Entered the royal navy June 1st, 1781, as midshipman on board the Royal Oak 74, commanded by his friend. Captain H. P. Hardisoif, and employed on the North American station. He obtained his first commission in Nov 1793; served as senior lieutenant of the Santa Margaritta frigate, at the capture of la Tamise, a much larger French ship of war, in June 1796; and, for his conduct on that occasion, was immediately afterwards made a commander. The following is an extract of his captain’s official letter, addressed to Vice-Admiral Kingsmill.

Santa Margaritta, at sea, June 11th, 1796.

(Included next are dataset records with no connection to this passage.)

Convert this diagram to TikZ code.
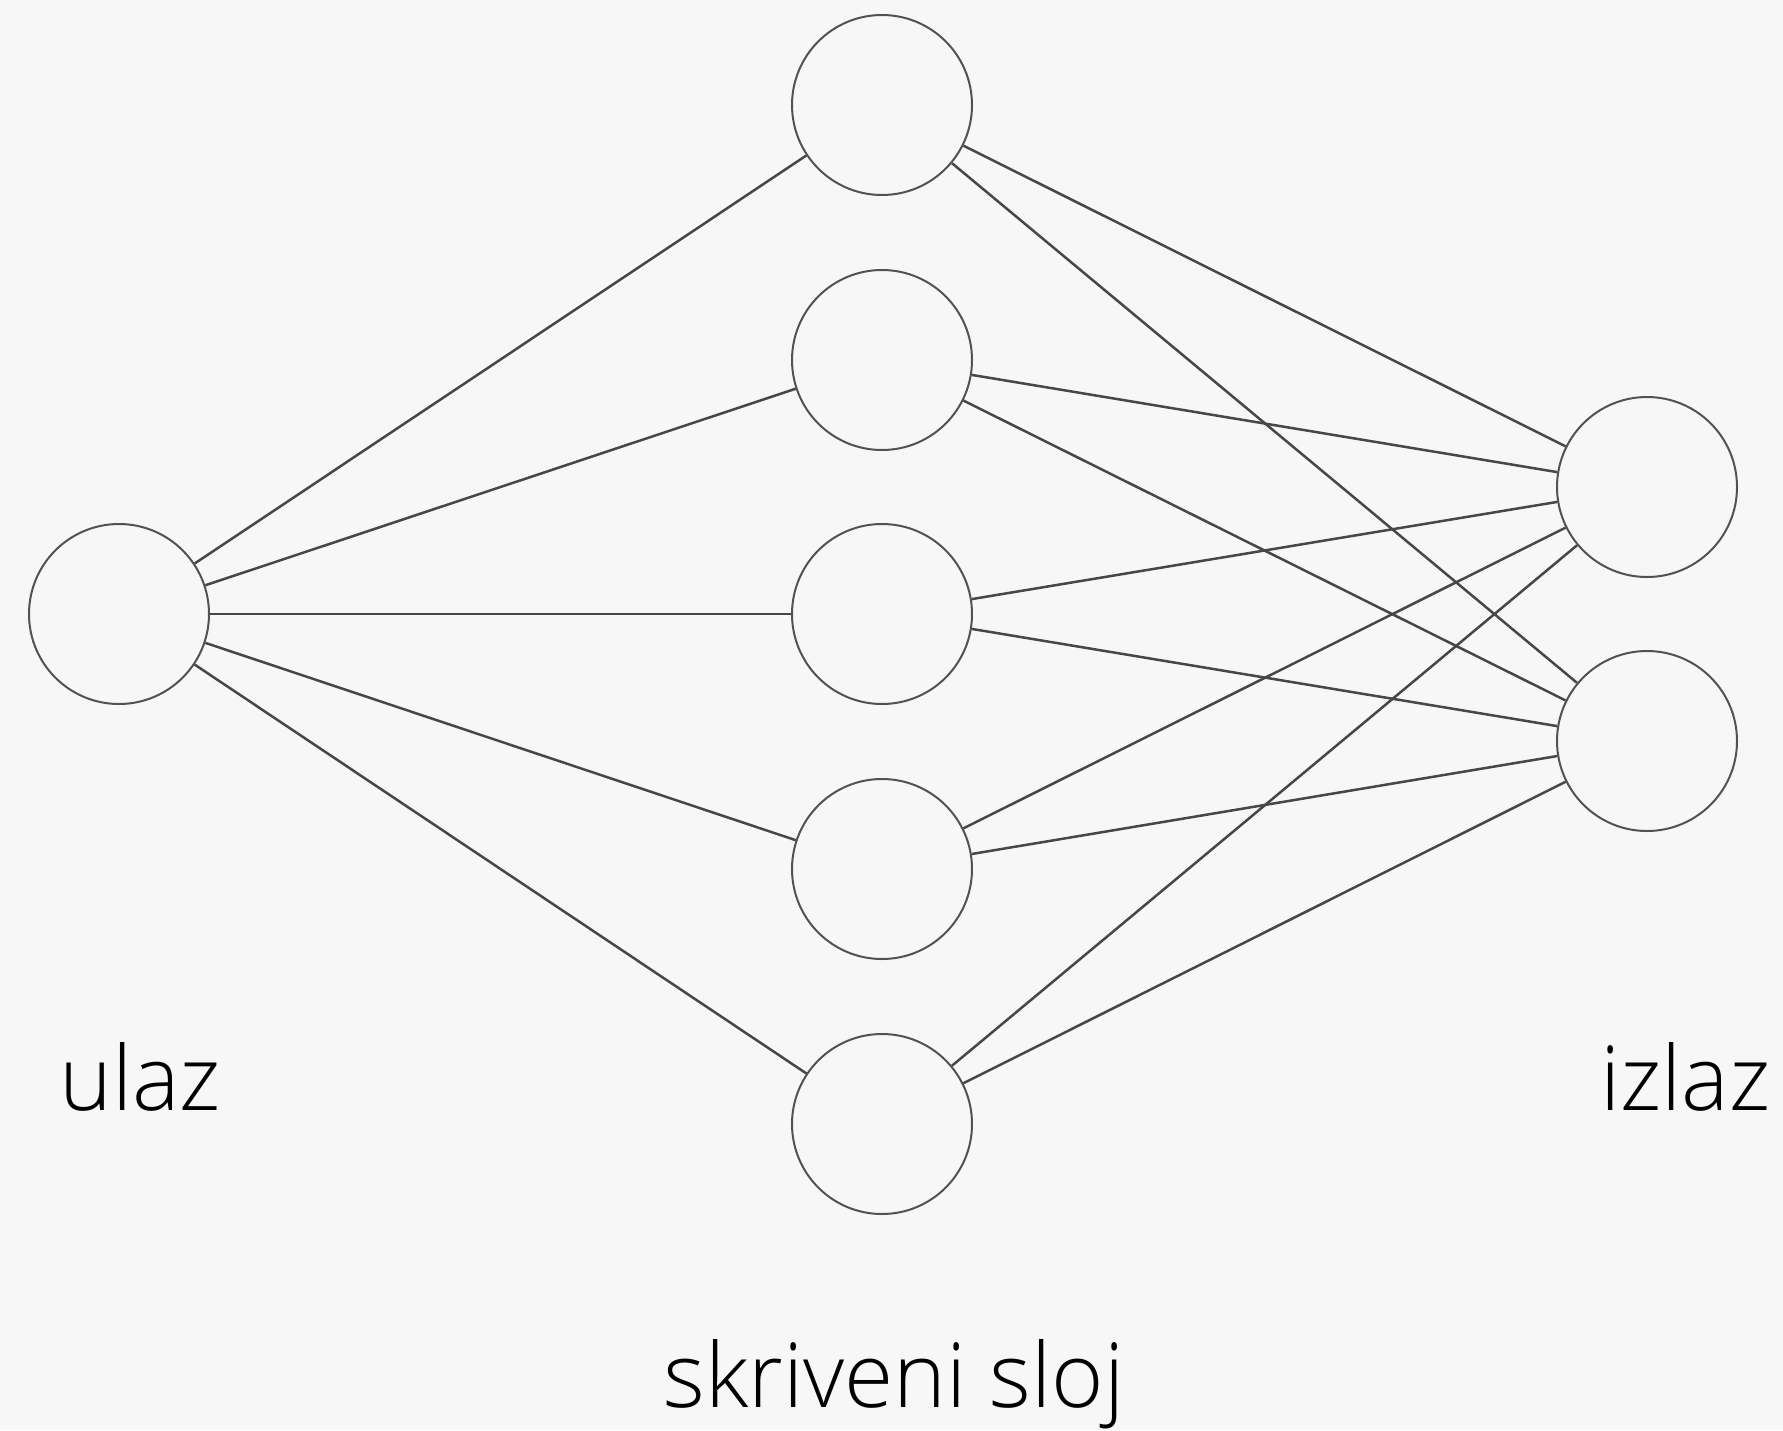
\documentclass[tikz,border=0pt]{standalone}
\usepackage{fontspec}
\setmainfont{Open Sans}[UprightFont={* Light}]
\begin{document}
\begin{tikzpicture}[x=1pt,y=-1pt,
  neuron/.style={circle,draw=black!68,line width=2pt,minimum size=180pt,inner sep=0pt},
  link/.style={draw=black!72,line width=2.5pt},
  lbl/.style={inner sep=0pt,font=\fontsize{89.5}{107}\selectfont,text=black}]
\fill[black!3] (0,0) rectangle (1783,1430);
\useasboundingbox (0,0) rectangle (1783,1430);
\node[neuron] (i) at (119,614) {};
\node[neuron] (h1) at (882,105) {};
\node[neuron] (h2) at (882,360) {};
\node[neuron] (h3) at (882,614) {};
\node[neuron] (h4) at (882,869) {};
\node[neuron] (h5) at (882,1124) {};
\node[neuron] (o1) at (1647,487) {};
\node[neuron] (o2) at (1647,741) {};
\foreach \h in {h1,h2,h3,h4,h5} {
  \draw[link] (i) -- (\h);
  \draw[link] (\h) -- (o1);
  \draw[link] (\h) -- (o2);
}
\node[lbl,anchor=base west] (ul) at (59,1110) {ulaz};
\node[lbl,anchor=base west] (iz) at (1600,1110) {izlaz};
\node[lbl,anchor=base] (sk) at (894,1407) {skriveni sloj};
\end{tikzpicture}
\end{document}
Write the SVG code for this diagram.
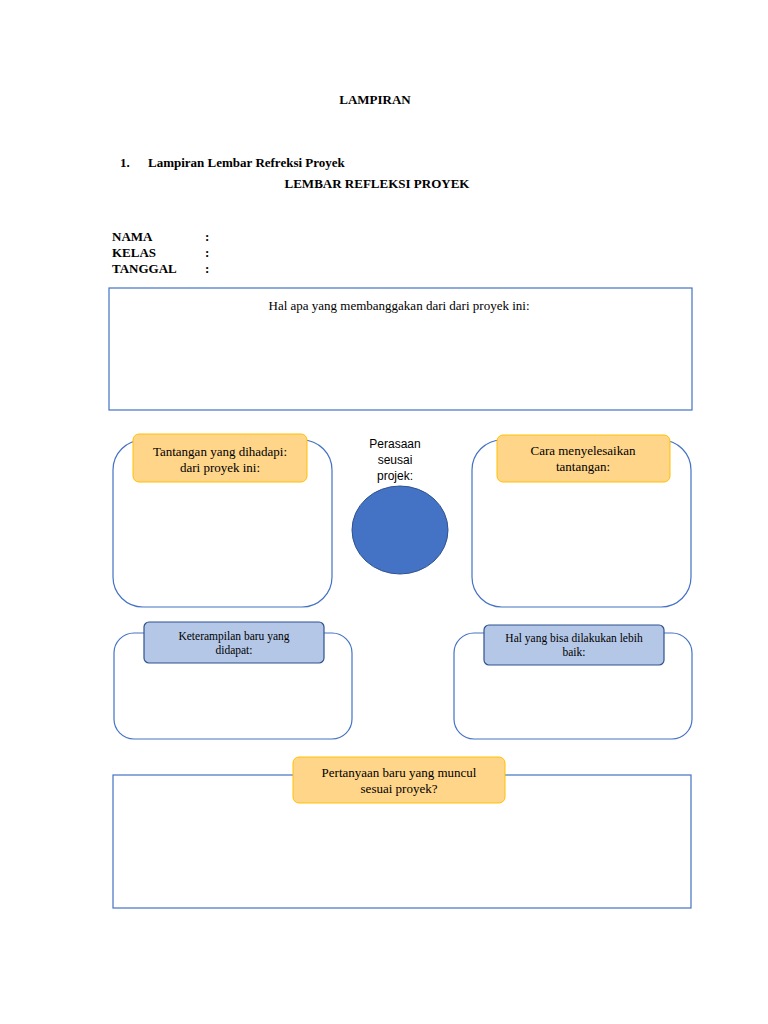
<svg xmlns="http://www.w3.org/2000/svg" width="768" height="1024" viewBox="0 0 768 1024">
<style>
text{font-family:"Liberation Serif",serif;font-size:13px;fill:#000}
.b{font-weight:bold}
.m{text-anchor:middle}
.s{font-size:11.5px}
.sans{font-family:"Liberation Sans",sans-serif;font-size:12px}
.frame{fill:#fff;stroke:#4472C4;stroke-width:1.2}
.or{fill:#FFD58A;stroke:#FFC000;stroke-width:1}
.bl{fill:#B4C7E7;stroke:#2F528F;stroke-width:1.2}
</style>
<rect width="768" height="1024" fill="#fff"/>
<text class="b m" x="375" y="104">LAMPIRAN</text>
<text class="b" x="120" y="167">1.</text>
<text class="b" x="148" y="167">Lampiran Lembar Refreksi Proyek</text>
<text class="b m" x="377" y="188">LEMBAR REFLEKSI PROYEK</text>
<text class="b" x="112" y="241">NAMA</text><text class="b" x="205" y="241">:</text>
<text class="b" x="112" y="257">KELAS</text><text class="b" x="205" y="257">:</text>
<text class="b" x="112" y="273">TANGGAL</text><text class="b" x="205" y="273">:</text>
<g id="bangga"><rect class="frame" x="109" y="288" width="583" height="122"/>
<text class="m" x="399" y="310">Hal apa yang membanggakan dari dari proyek ini:</text></g>
<g id="tantangan"><rect class="frame" x="113" y="440" width="219" height="167" rx="30"/>
<rect class="or" x="133" y="434" width="174" height="48" rx="6"/>
<text class="m" x="220" y="456">Tantangan yang dihadapi:</text><text class="m" x="220" y="472">dari proyek ini:</text></g>
<g id="perasaan"><text class="sans m" x="395" y="448">Perasaan</text><text class="sans m" x="395" y="464">seusai</text><text class="sans m" x="395" y="480">projek:</text>
<ellipse cx="400" cy="530" rx="48" ry="44" fill="#4472C4" stroke="#2F528F" stroke-width="1"/></g>
<g id="cara"><rect class="frame" x="472" y="440" width="219" height="167" rx="30"/>
<rect class="or" x="497" y="435" width="173" height="47" rx="6"/>
<text class="m" x="583" y="455">Cara menyelesaikan</text><text class="m" x="583" y="471">tantangan:</text></g>
<g id="keterampilan"><rect class="frame" x="114" y="633" width="238" height="106" rx="20"/>
<rect class="bl" x="144" y="622" width="180" height="41" rx="5"/>
<text class="s m" x="234" y="640">Keterampilan baru yang</text><text class="s m" x="234" y="654">didapat:</text></g>
<g id="lebihbaik"><rect class="frame" x="454" y="633" width="238" height="106" rx="20"/>
<rect class="bl" x="484" y="625" width="180" height="40" rx="5"/>
<text class="s m" x="574" y="642">Hal yang bisa dilakukan lebih</text><text class="s m" x="574" y="656">baik:</text></g>
<g id="pertanyaan"><rect class="frame" x="113" y="775" width="578" height="133" stroke-width="1.6"/>
<rect class="or" x="293" y="757" width="212" height="46" rx="6"/>
<text class="m" x="399" y="777">Pertanyaan baru yang muncul</text><text class="m" x="399" y="793">sesuai proyek?</text></g>
<g id="connectors"></g>
</svg>
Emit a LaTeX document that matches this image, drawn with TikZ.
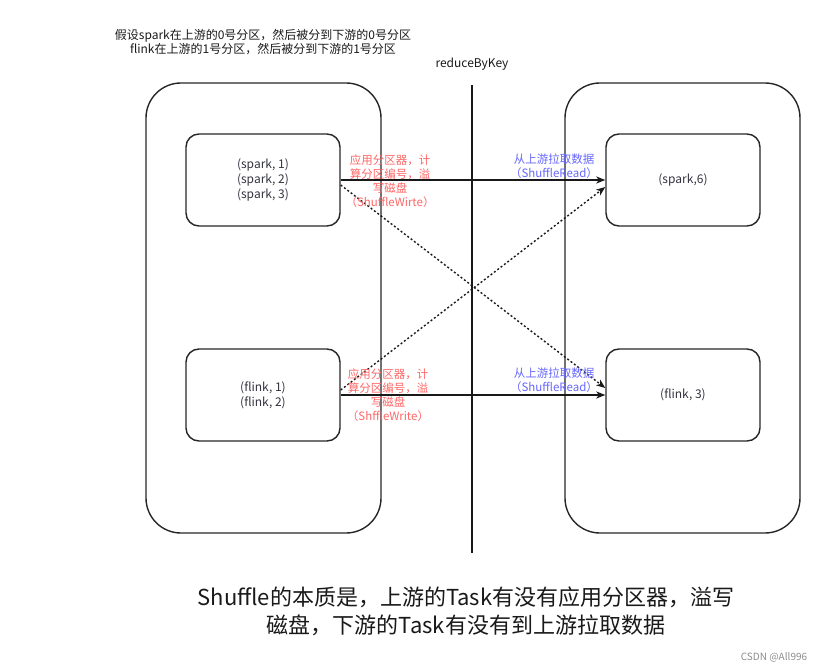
\documentclass[tikz,border=0pt]{standalone}
\usepackage{fontspec}
\setmainfont{Noto Sans CJK SC}
\usetikzlibrary{arrows.meta}
\definecolor{redtxt}{HTML}{FF6666}
\definecolor{bluetxt}{HTML}{6666FF}
\definecolor{dtxt}{HTML}{333340}
\tikzset{
  outerbox/.style={draw=black!85, line width=1.4pt, rounded corners=35pt, minimum width=235pt, minimum height=450pt},
  innerbox/.style={draw=black!85, line width=1.4pt, rounded corners=13pt, minimum width=154pt, minimum height=92pt, text=dtxt, align=center, font=\fontsize{12}{15}\selectfont},
  arr/.style={draw=black!90, line width=1.4pt, -{Stealth[length=9pt,width=7pt,inset=2.5pt]}},
  dotarr/.style={arr, dash pattern=on 2pt off 2.2pt},
  redlab/.style={text=redtxt, align=center, font=\fontsize{11.5}{14}\selectfont},
  bluelab/.style={text=bluetxt, align=center, font=\fontsize{11.5}{14}\selectfont},
}
\begin{document}
\begin{tikzpicture}[x=1pt,y=-1pt]
\useasboundingbox (0,0) rectangle (828,671);
\node[align=center, text=black!90, font=\fontsize{12}{14}\selectfont] (title) at (263,42) {假设spark在上游的0号分区，然后被分到下游的0号分区\\flink在上游的1号分区，然后被分到下游的1号分区};
\node[text=black!90, font=\fontsize{12}{14}\selectfont] (rbk) at (472,64) {reduceByKey};
\coordinate (v1) at (472,85);
\coordinate (v2) at (472,553);
\draw[black!90, line width=1.4pt] (v1) -- (v2);

\node[outerbox] (L) at (263.5,308) {};
\node[outerbox] (R) at (682.5,308) {};
\node[innerbox] (LT) at (263,180) {(spark, 1)\\(spark, 2)\\(spark, 3)};
\node[innerbox] (LB) at (263,395) {(flink, 1)\\(flink, 2)};
\node[innerbox] (RT) at (683,180) {(spark,6)};
\node[innerbox] (RB) at (683,395) {(flink, 3)};

\draw[arr] (LT.east) -- (RT.west);
\draw[arr] (LB.east) -- (RB.west);
\draw[dotarr] ([yshift=-5pt]LT.east) -- ([yshift=7pt]RB.west);
\draw[dotarr] ([yshift=5pt]LB.east) -- ([yshift=-7pt]RT.west);

\node[redlab] (w1) at (390,181) {应用分区器，计\\算分区编号，溢\\写磁盘\\（ShuffleWirte）};
\node[bluelab] (r1) at (554,166) {从上游拉取数据\\（ShuffleRead）};
\node[redlab] (w2) at (388,395) {应用分区器，计\\算分区编号，溢\\写磁盘\\（ShffleWrite）};
\node[bluelab] (r2) at (554,380) {从上游拉取数据\\（ShuffleRead）};

\node[align=center, text=black!90, font=\fontsize{22}{28}\selectfont] (sum) at (466,611) {Shuffle的本质是，上游的Task有没有应用分区器，溢写\\磁盘，下游的Task有没有到上游拉取数据};
\node[text=black!45, font=\fontsize{10}{12}\selectfont] (wm) at (774,657) {CSDN @All996};
\end{tikzpicture}
\end{document}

“Sir,– I have the honor to inform you, that on the 7th instant, being in company with H.M.S. Unicorn, 18 leagues west of Scilly, we discovered, at 2 a.m., three ships about a mile on our lee-beam; and, as the day opened, we perceived them to be frigates belonging to the French nation, which I communicated to Captain Williams, who immediately made sail to join me, and our signal to pass within hail, fur the purpose of giving him information of the enemies’ force. The statement of their superiority encouraged him in his eager pursuit, and he said that he would attack the largest ship, desiring me to engage the next in strength. This noble example inspired every person with confidence of success, and each ship steered for her opponent; but the enemy, determining to evade an action, steered away large under a press of sail, the smallest ship, at the same time, making off to windward. At 11-30, by our superior sailing, we arrived within gun-shot of the enemy; but as they appeared to close for the mutual support of each other, and the Unicorn being some distance astern, I judged it prudent to postpone our attack till she was sufficiently advanced to occupy the attention of the French commodore. At this time they commenced a fire from their stern-chase guns. At p.m., having approached them within three-quarters of a mile, we fired our bow-guns whenever a favorable opportunity presented itself, the enemy at the same time yawing to discharge their broadsides. At 2 o’clock, the Unicorn being on our weather beam, we made sail, keeping up a running fight till 4-15 p.m., when the sternmost ship, finding it impossible to escape, put her helm a-port, and endeavoured to rake us; but she was fortunately baffled in this effort, which afforded us an opportunity of placing ourselves abreast of her within pistol-shot, when a quick and well-directed fire compelled her to surrender in less than twenty minutes. She proved to be la Tamise[1], commanded by Mons. Fraden, mounting 36 guns, with a complement of 306 men.”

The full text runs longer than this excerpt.